The request:
Check each line of the records for "this"; collect those that have it.

--- Start Records ---

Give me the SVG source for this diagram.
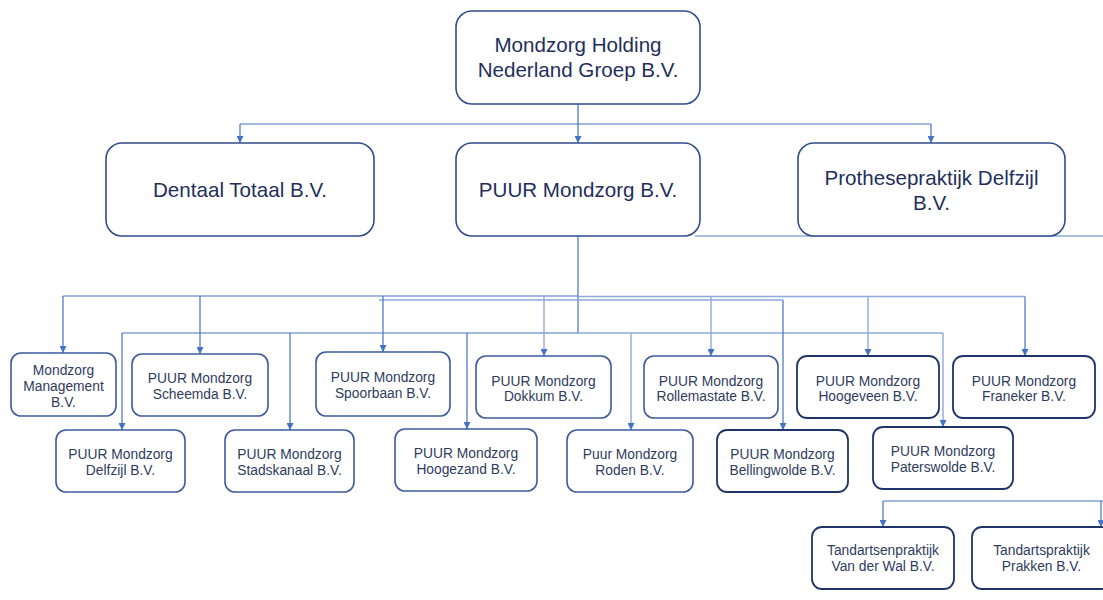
<svg xmlns="http://www.w3.org/2000/svg" width="1103" height="600" viewBox="0 0 1103 600">
<style>
.top{fill:#fff;stroke:#304c8c;stroke-width:1.6}
.sm{fill:#fff;stroke:#3d5b9e;stroke-width:1.6}
.dk{fill:#fff;stroke:#1f3468;stroke-width:1.8}
.tt{font-family:"Liberation Sans",Arial,sans-serif;font-size:20.6px;fill:#1f2f5c;text-anchor:middle}
.ts{font-family:"Liberation Sans",Arial,sans-serif;font-size:13.8px;fill:#2f3c5e;text-anchor:middle}
.c{fill:none;stroke:#4472c4;stroke-width:1.2}
.cl{fill:none;stroke:#8eaadb;stroke-width:1.4}
</style>
<defs>
<marker id="ar" viewBox="0 0 10 10" refX="10" refY="5" markerWidth="7" markerHeight="7" markerUnits="userSpaceOnUse" orient="auto">
<path d="M0,0 L10,5 L0,10 z" fill="#4472c4"/>
</marker>
</defs>
<g id="connectors">
<path class="c" d="M578,104 V124 M240,124 H931"/>
<path class="c" d="M578,124 V143" marker-end="url(#ar)"/>
<path class="c" d="M240,124 V143" marker-end="url(#ar)"/>
<path class="c" d="M931,124 V143" marker-end="url(#ar)"/>
<path class="c" d="M578,236 V333"/>
<path class="cl" d="M695,236 H1103"/>
<path class="c" d="M63,296 H578"/>
<path class="cl" d="M578,296.5 H1025"/>
<path class="cl" d="M379,300 H783"/>
<path class="c" d="M122,333 H578"/>
<path class="cl" d="M578,333 H943"/>
<path class="c" d="M63,296 V353" marker-end="url(#ar)"/>
<path class="c" d="M200,296 V354" marker-end="url(#ar)"/>
<path class="c" d="M383,296 V352" marker-end="url(#ar)"/>
<path class="cl" d="M544,296 V356" marker-end="url(#ar)"/>
<path class="cl" d="M711,296.5 V356" marker-end="url(#ar)"/>
<path class="cl" d="M868,296.5 V356" marker-end="url(#ar)"/>
<path class="c" d="M1025,296.5 V356" marker-end="url(#ar)"/>
<path class="c" d="M122,333 V430" marker-end="url(#ar)"/>
<path class="c" d="M290,333 V430" marker-end="url(#ar)"/>
<path class="c" d="M467,333 V429" marker-end="url(#ar)"/>
<path class="cl" d="M631,333 V430" marker-end="url(#ar)"/>
<path class="c" d="M783,300 V430" marker-end="url(#ar)"/>
<path class="cl" d="M943,333 V427" marker-end="url(#ar)"/>
<path class="c" d="M883,501 H1103"/>
<path class="c" d="M883,501 V527" marker-end="url(#ar)"/>
<path class="c" d="M1101,501 V527" marker-end="url(#ar)"/>
</g>
<g id="holding"><rect class="top" x="456" y="11" width="244" height="93" rx="16"/><text class="tt" x="578" y="52">Mondzorg Holding</text><text class="tt" x="578" y="77">Nederland Groep B.V.</text></g>
<g id="dentaal"><rect class="top" x="106" y="143" width="268" height="93" rx="16"/><text class="tt" x="240" y="197">Dentaal Totaal B.V.</text></g>
<g id="puur"><rect class="top" x="456" y="143" width="244" height="93" rx="16"/><text class="tt" x="578" y="197">PUUR Mondzorg B.V.</text></g>
<g id="prothese"><rect class="top" x="798" y="143" width="267" height="93" rx="16"/><text class="tt" x="931.5" y="185">Prothesepraktijk Delfzijl</text><text class="tt" x="931.5" y="210">B.V.</text></g>
<g id="management"><rect class="sm" x="11" y="353" width="105" height="63" rx="10"/><text class="ts" x="63.5" y="375">Mondzorg</text><text class="ts" x="63.5" y="391">Management</text><text class="ts" x="63.5" y="407">B.V.</text></g>
<g id="scheemda"><rect class="sm" x="132" y="354" width="136" height="62" rx="10"/><text class="ts" x="200" y="383">PUUR Mondzorg</text><text class="ts" x="200" y="398.5">Scheemda B.V.</text></g>
<g id="spoorbaan"><rect class="sm" x="316" y="352" width="134" height="64" rx="10"/><text class="ts" x="383" y="382">PUUR Mondzorg</text><text class="ts" x="383" y="397.5">Spoorbaan B.V.</text></g>
<g id="dokkum"><rect class="sm" x="476" y="356" width="135" height="62" rx="10"/><text class="ts" x="543.5" y="385.5">PUUR Mondzorg</text><text class="ts" x="543.5" y="401">Dokkum B.V.</text></g>
<g id="rollemastate"><rect class="sm" x="644" y="356" width="134" height="62" rx="10"/><text class="ts" x="711" y="385.5">PUUR Mondzorg</text><text class="ts" x="711" y="401">Rollemastate B.V.</text></g>
<g id="hoogeveen"><rect class="dk" x="797" y="356" width="142" height="62" rx="10"/><text class="ts" x="868" y="385.5">PUUR Mondzorg</text><text class="ts" x="868" y="401">Hoogeveen B.V.</text></g>
<g id="franeker"><rect class="dk" x="953" y="356" width="142" height="62" rx="10"/><text class="ts" x="1024" y="385.5">PUUR Mondzorg</text><text class="ts" x="1024" y="401">Franeker B.V.</text></g>
<g id="delfzijl"><rect class="sm" x="56" y="430" width="129" height="62" rx="10"/><text class="ts" x="120.5" y="459">PUUR Mondzorg</text><text class="ts" x="120.5" y="474.5">Delfzijl B.V.</text></g>
<g id="stadskanaal"><rect class="sm" x="225" y="430" width="129" height="62" rx="10"/><text class="ts" x="289.5" y="459">PUUR Mondzorg</text><text class="ts" x="289.5" y="474.5">Stadskanaal B.V.</text></g>
<g id="hoogezand"><rect class="sm" x="395" y="429" width="142" height="62" rx="10"/><text class="ts" x="466" y="458">PUUR Mondzorg</text><text class="ts" x="466" y="473.5">Hoogezand B.V.</text></g>
<g id="roden"><rect class="sm" x="567" y="430" width="126" height="62" rx="10"/><text class="ts" x="630" y="459">Puur Mondzorg</text><text class="ts" x="630" y="474.5">Roden B.V.</text></g>
<g id="bellingwolde"><rect class="dk" x="717" y="430" width="131" height="62" rx="10"/><text class="ts" x="782.5" y="459">PUUR Mondzorg</text><text class="ts" x="782.5" y="474.5">Bellingwolde B.V.</text></g>
<g id="paterswolde"><rect class="dk" x="873" y="427" width="140" height="62" rx="10"/><text class="ts" x="943" y="456">PUUR Mondzorg</text><text class="ts" x="943" y="471.5">Paterswolde B.V.</text></g>
<g id="vanderwal"><rect class="dk" x="812" y="527" width="142" height="62" rx="10"/><text class="ts" x="883" y="555">Tandartsenpraktijk</text><text class="ts" x="883" y="570.5">Van der Wal B.V.</text></g>
<g id="prakken"><rect class="dk" x="972" y="527" width="139" height="62" rx="10"/><text class="ts" x="1041.5" y="555">Tandartspraktijk</text><text class="ts" x="1041.5" y="570.5">Prakken B.V.</text></g>
</svg>
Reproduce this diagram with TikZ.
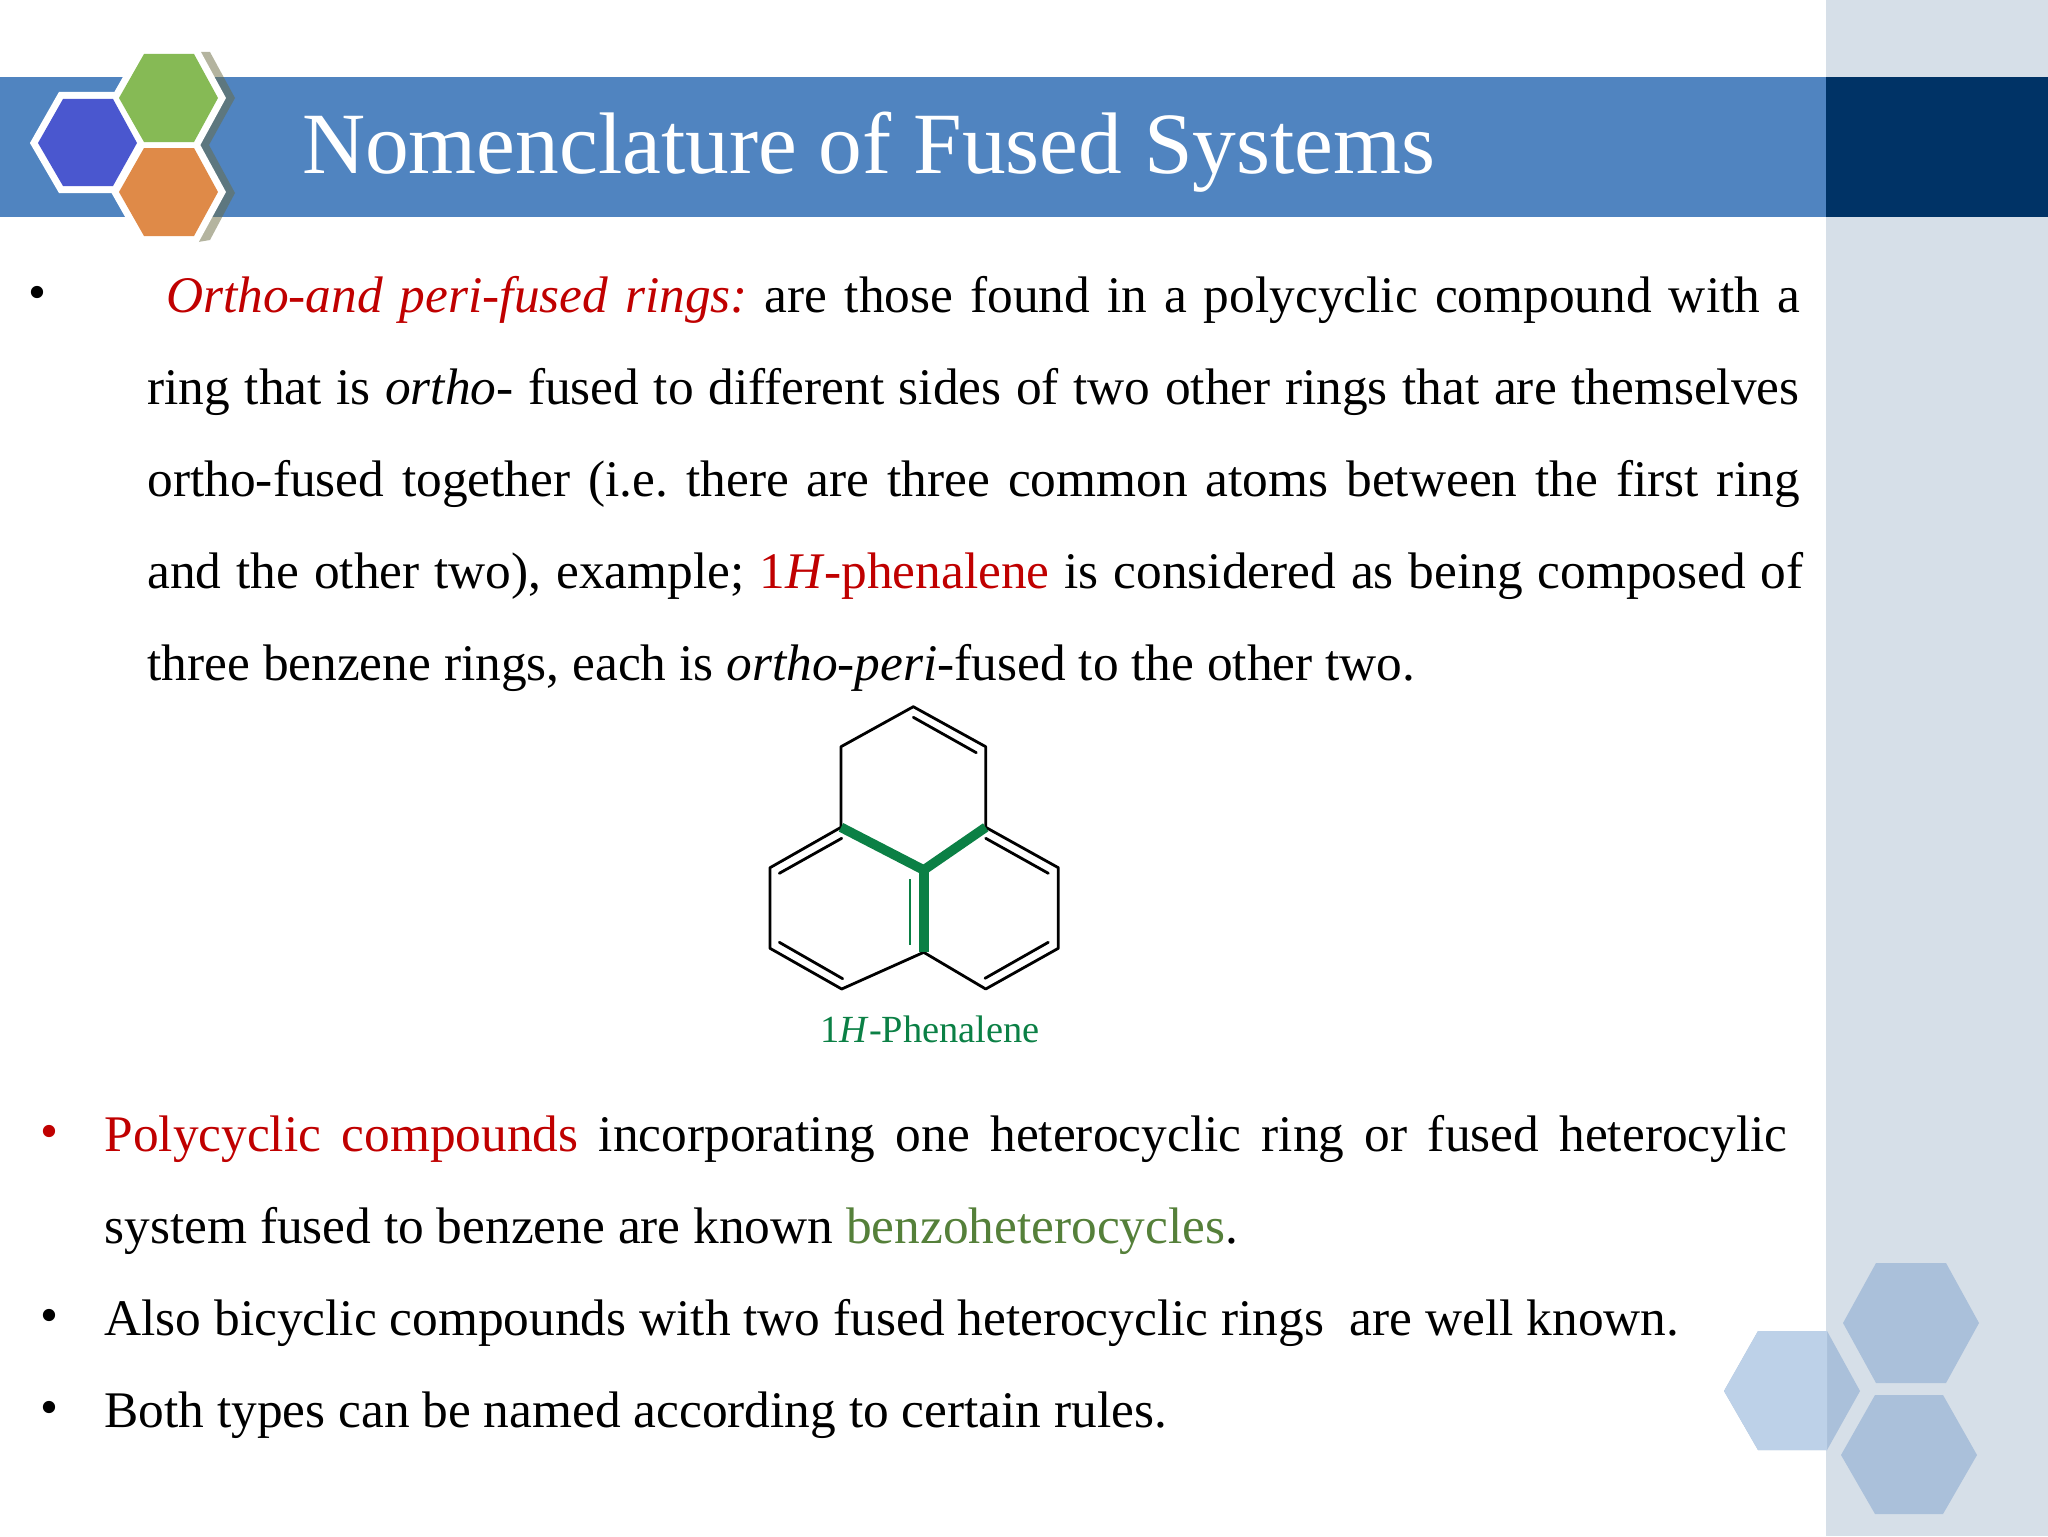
\documentclass[tikz,border=0pt]{standalone}
\usepackage{fontspec}
\setmainfont{Liberation Serif}
\frenchspacing
\definecolor{banner}{HTML}{5084C0}
\definecolor{navy}{HTML}{003366}
\definecolor{panel}{HTML}{D6DFE8}
\definecolor{hgreen}{HTML}{86BA55}
\definecolor{hblue}{HTML}{4A57CF}
\definecolor{horange}{HTML}{DF8A48}
\definecolor{hshadow}{HTML}{6B6B40}
\definecolor{pale}{HTML}{BDD1E8}
\definecolor{palemid}{HTML}{AAC0DA}
\definecolor{redtxt}{HTML}{C00000}
\definecolor{molgreen}{HTML}{0B8045}
\definecolor{benzo}{HTML}{55803A}
\newcommand{\jl}[2]{\hbox to #1{#2}}
\tikzset{
  x=.5pt,y=-.5pt,
  txt/.style={anchor=base west,inner sep=0pt,outer sep=0pt,font=\fontsize{25.68}{30}\selectfont},
  bul/.style={anchor=base,inner sep=0pt,outer sep=0pt,font=\fontsize{25.68}{30}\selectfont},
  hexw/.style={draw=white,fill=white,line width=7pt,line join=miter},
  shad/.style={fill=hshadow,fill opacity=.5},
  bond/.style={line width=1.4pt,line cap=round,line join=round},
  gbond/.style={draw=molgreen,line width=#1},
}
\begin{document}
\begin{tikzpicture}
\useasboundingbox (0,0) rectangle (2048,1536);
\fill[white] (0,0) rectangle (2048,1536);
\fill[panel] (1826,0) rectangle (2048,1536);
\fill[banner] (0,77) rectangle (1826,217);
\fill[navy] (1826,77) rectangle (2048,217);
% bottom hexagons
\fill[palemid] (1843,1323)--(1876,1263)--(1946,1263)--(1979,1323)--(1946,1383)--(1876,1383)--cycle;
\fill[palemid] (1841,1455)--(1875,1395)--(1943,1395)--(1977,1455)--(1943,1514)--(1875,1514)--cycle;
\fill[palemid] (1724,1391)--(1758,1331)--(1827,1331)--(1860,1391)--(1827,1450)--(1758,1450)--cycle;
\fill[pale] (1724,1391)--(1758,1331)--(1827,1331)--(1827,1450)--(1758,1450)--cycle;
% logo shadows
\fill[shad] (201,52)--(210,52)--(235,98)--(209,145)--(235,193)--(210,240)--(198,242)--cycle;
% logo hexagons
\draw[hexw] (119,98)--(144,54)--(194,54)--(218,98)--(194,142)--(144,142)--cycle;
\draw[hexw] (38,143)--(63,99)--(113,99)--(137,143)--(113,186)--(63,186)--cycle;
\draw[hexw] (119,192)--(144,148)--(194,148)--(218,192)--(194,236)--(144,236)--cycle;
\fill[hgreen] (119,98)--(144,54)--(194,54)--(218,98)--(194,142)--(144,142)--cycle;
\fill[hblue] (38,143)--(63,99)--(113,99)--(137,143)--(113,186)--(63,186)--cycle;
\fill[horange] (119,192)--(144,148)--(194,148)--(218,192)--(194,236)--(144,236)--cycle;
% title
\node[txt,text=white,font=\fontsize{43.7}{48}\selectfont] (title) at (302,173) {Nomenclature of Fused Systems};
% first paragraph
\node[bul] (b1) at (37,309) {•};
\node[txt] (l1) at (166,312) {\jl{817pt}{\textcolor{redtxt}{\textit{Ortho-and peri-fused rings:}} are those found in a polycyclic compound with a}};
\node[txt] (l2) at (147.5,404) {\jl{826pt}{ring that is \textit{ortho}- fused to different sides of two other rings that are themselves}};
\node[txt] (l3) at (147.5,496) {\jl{826pt}{ortho-fused together (i.e. there are three common atoms between the first ring}};
\node[txt] (l4) at (147.5,588) {\jl{828pt}{and the other two), example; \textcolor{redtxt}{1\textit{H}-phenalene} is considered as being composed of}};
\node[txt] (l5) at (147.5,680) {three benzene rings, each is \textit{ortho}-\textit{peri}-fused to the other two.};
% molecule
\coordinate (top) at (913.3,706.7);
\coordinate (ul) at (841,746.7);
\coordinate (ur) at (985.7,746.7);
\coordinate (ml) at (841,827.3);
\coordinate (mr) at (985.7,827.3);
\coordinate (cc) at (923.7,870);
\coordinate (llt) at (770,867.7);
\coordinate (llb) at (770,948.3);
\coordinate (lb) at (841.7,989);
\coordinate (cb) at (923.7,952.3);
\coordinate (rb) at (985.7,989);
\coordinate (rrt) at (1058.3,867.7);
\coordinate (rrb) at (1058.3,948.3);
\draw[bond] (ml)--(ul)--(top)--(ur)--(mr)--(rrt)--(rrb)--(rb)--(cb)--(lb)--(llb)--(llt)--(ml);
\coordinate (d1a) at (913.3,717.3); \coordinate (d1b) at (976.3,752.7);
\coordinate (d2a) at (779.3,873.3); \coordinate (d2b) at (841.7,838.3);
\coordinate (d3a) at (779.3,942.3); \coordinate (d3b) at (842.7,978.7);
\coordinate (d4a) at (985,978.3); \coordinate (d4b) at (1048.3,942.3);
\coordinate (d5a) at (985.7,838.3); \coordinate (d5b) at (1048.3,873.3);
\draw[bond] (d1a)--(d1b) (d2a)--(d2b) (d3a)--(d3b) (d4a)--(d4b) (d5a)--(d5b);
\draw[gbond=4.8pt,line join=miter] (ml)--(cc)--(mr);
\draw[gbond=5.2pt] (cc)--(cb);
\coordinate (g1) at (909.7,879.3); \coordinate (g2) at (909.7,945);
\draw[gbond=1pt] (g1)--(g2);
\node[anchor=base,inner sep=0pt,text=molgreen,font=\fontsize{19.2}{22}\selectfont] (lab) at (930,1042) {1\textit{H}-Phenalene};
% lower bullets
\node[bul,text=redtxt] (b2) at (49,1148) {•};
\node[txt] (m1t) at (104.5,1151) {\jl{841.5pt}{\textcolor{redtxt}{Polycyclic compounds} incorporating one heterocyclic ring or fused heterocylic}};
\node[txt] (m2) at (104.5,1243) {system fused to benzene are known \textcolor{benzo}{benzoheterocycles}.};
\node[bul] (b3) at (49,1332) {•};
\node[txt] (m3) at (104.5,1335) {Also bicyclic compounds with two fused heterocyclic rings\ \ are well known.};
\node[bul] (b4) at (49,1424) {•};
\node[txt] (m4) at (104.5,1427) {Both types can be named according to certain rules.};
\end{tikzpicture}
\end{document}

--- End Records ---

The output:
Give me the SVG source for this diagram.
Reproduce this diagram with TikZ.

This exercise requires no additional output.